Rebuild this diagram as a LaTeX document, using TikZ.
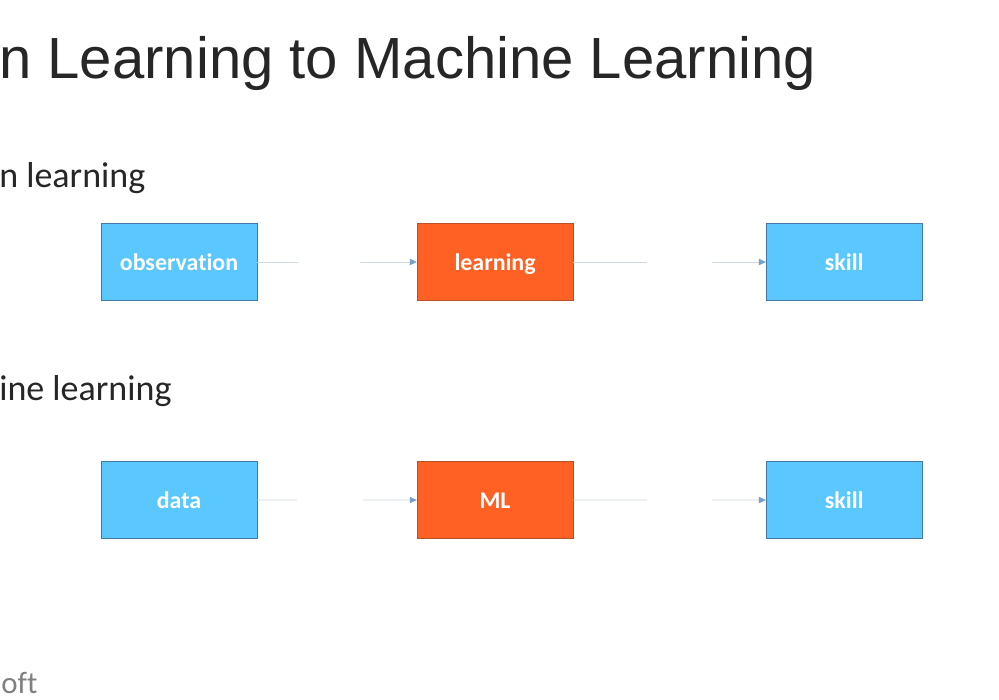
\documentclass[tikz,border=0pt]{standalone}
\usepackage{fontspec}
\setmainfont{Liberation Sans}
\newfontfamily\bodyfont[Ligatures=NoCommon]{Carlito}
\usetikzlibrary{positioning,arrows.meta}
\definecolor{boxblue}{RGB}{91,199,255}
\definecolor{boxblueline}{RGB}{70,120,165}
\definecolor{boxorange}{RGB}{255,97,36}
\definecolor{boxorangeline}{RGB}{185,80,45}
\definecolor{linkgray}{RGB}{208,216,224}
\definecolor{tipblue}{RGB}{115,160,205}
\begin{document}
\begin{tikzpicture}[x=0.025cm,y=-0.025cm,
    blockbox/.style={draw=boxblueline,fill=boxblue,rectangle,minimum width=3.9cm,minimum height=1.925cm,text=white,text height=1.25em,text depth=0.05em,font=\bodyfont\bfseries\fontsize{17}{20}\selectfont},
    learnbox/.style={blockbox,draw=boxorangeline,fill=boxorange},
    link/.style={draw=linkgray,line width=0.5pt},
    linkarrow/.style={link,-{Triangle[length=5pt,width=4.5pt,fill=tipblue,color=tipblue]}}]
  \useasboundingbox (0,0) rectangle (999,699);
  \fill[white] (0,0) rectangle (999,699);
  % headings
  \node[anchor=base west,inner sep=0,font=\fontsize{41.3}{48}\selectfont,text=black!85] (title) at (-1,78) {n Learning to Machine Learning};
  \node[anchor=base west,inner sep=0,font=\bodyfont\fontsize{25.6}{30}\selectfont,text=black!85] (human) at (-1,187) {n learning};
  \node[anchor=base west,inner sep=0,font=\bodyfont\fontsize{25.6}{30}\selectfont,text=black!85] (machine) at (-1,400) {ine learning};
  \node[anchor=base west,inner sep=0,font=\bodyfont\fontsize{22}{26}\selectfont,text=black!50] (soft) at (1,693) {oft};
  % first row
  \node[blockbox] (a) at (179,262) {observation};
  \node[learnbox,right of=a,node distance=7.9cm] (b) {learning};
  \node[blockbox,right of=b,node distance=8.725cm] (c) {skill};
  % second row
  \node[blockbox,below of=a,node distance=5.95cm] (d) {data};
  \node[learnbox,right of=d,node distance=7.9cm] (e) {ML};
  \node[blockbox,right of=e,node distance=8.725cm] (f) {skill};
  % gaps in the links
  \coordinate (ab1) at (298,262);
  \coordinate (ab2) at (360,262);
  \coordinate (bc1) at (647,262);
  \coordinate (bc2) at (712,262);
  \coordinate (de1) at (297,500);
  \coordinate (de2) at (363,500);
  \coordinate (ef1) at (647,500);
  \coordinate (ef2) at (712,500);
  \draw[link] (a) -- (ab1);
  \draw[linkarrow] (ab2) -- (b);
  \draw[link] (b) -- (bc1);
  \draw[linkarrow] (bc2) -- (c);
  \draw[link] (d) -- (de1);
  \draw[linkarrow] (de2) -- (e);
  \draw[link] (e) -- (ef1);
  \draw[linkarrow] (ef2) -- (f);
\end{tikzpicture}
\end{document}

########################################

* **YOUR TASK**
Copy all the lines of data exactly as they appear, dropping any images.

* **ANSWER TO THE TASK**
Rebuild this diagram as a LaTeX document, using TikZ.
\documentclass[tikz,border=0pt]{standalone}
\usepackage{fontspec}
\setmainfont{Liberation Sans}
\newfontfamily\bodyfont[Ligatures=NoCommon]{Carlito}
\usetikzlibrary{positioning,arrows.meta}
\definecolor{boxblue}{RGB}{91,199,255}
\definecolor{boxblueline}{RGB}{70,120,165}
\definecolor{boxorange}{RGB}{255,97,36}
\definecolor{boxorangeline}{RGB}{185,80,45}
\definecolor{linkgray}{RGB}{208,216,224}
\definecolor{tipblue}{RGB}{115,160,205}
\begin{document}
\begin{tikzpicture}[x=0.025cm,y=-0.025cm,
    blockbox/.style={draw=boxblueline,fill=boxblue,rectangle,minimum width=3.9cm,minimum height=1.925cm,text=white,text height=1.25em,text depth=0.05em,font=\bodyfont\bfseries\fontsize{17}{20}\selectfont},
    learnbox/.style={blockbox,draw=boxorangeline,fill=boxorange},
    link/.style={draw=linkgray,line width=0.5pt},
    linkarrow/.style={link,-{Triangle[length=5pt,width=4.5pt,fill=tipblue,color=tipblue]}}]
  \useasboundingbox (0,0) rectangle (999,699);
  \fill[white] (0,0) rectangle (999,699);
  % headings
  \node[anchor=base west,inner sep=0,font=\fontsize{41.3}{48}\selectfont,text=black!85] (title) at (-1,78) {n Learning to Machine Learning};
  \node[anchor=base west,inner sep=0,font=\bodyfont\fontsize{25.6}{30}\selectfont,text=black!85] (human) at (-1,187) {n learning};
  \node[anchor=base west,inner sep=0,font=\bodyfont\fontsize{25.6}{30}\selectfont,text=black!85] (machine) at (-1,400) {ine learning};
  \node[anchor=base west,inner sep=0,font=\bodyfont\fontsize{22}{26}\selectfont,text=black!50] (soft) at (1,693) {oft};
  % first row
  \node[blockbox] (a) at (179,262) {observation};
  \node[learnbox,right of=a,node distance=7.9cm] (b) {learning};
  \node[blockbox,right of=b,node distance=8.725cm] (c) {skill};
  % second row
  \node[blockbox,below of=a,node distance=5.95cm] (d) {data};
  \node[learnbox,right of=d,node distance=7.9cm] (e) {ML};
  \node[blockbox,right of=e,node distance=8.725cm] (f) {skill};
  % gaps in the links
  \coordinate (ab1) at (298,262);
  \coordinate (ab2) at (360,262);
  \coordinate (bc1) at (647,262);
  \coordinate (bc2) at (712,262);
  \coordinate (de1) at (297,500);
  \coordinate (de2) at (363,500);
  \coordinate (ef1) at (647,500);
  \coordinate (ef2) at (712,500);
  \draw[link] (a) -- (ab1);
  \draw[linkarrow] (ab2) -- (b);
  \draw[link] (b) -- (bc1);
  \draw[linkarrow] (bc2) -- (c);
  \draw[link] (d) -- (de1);
  \draw[linkarrow] (de2) -- (e);
  \draw[link] (e) -- (ef1);
  \draw[linkarrow] (ef2) -- (f);
\end{tikzpicture}
\end{document}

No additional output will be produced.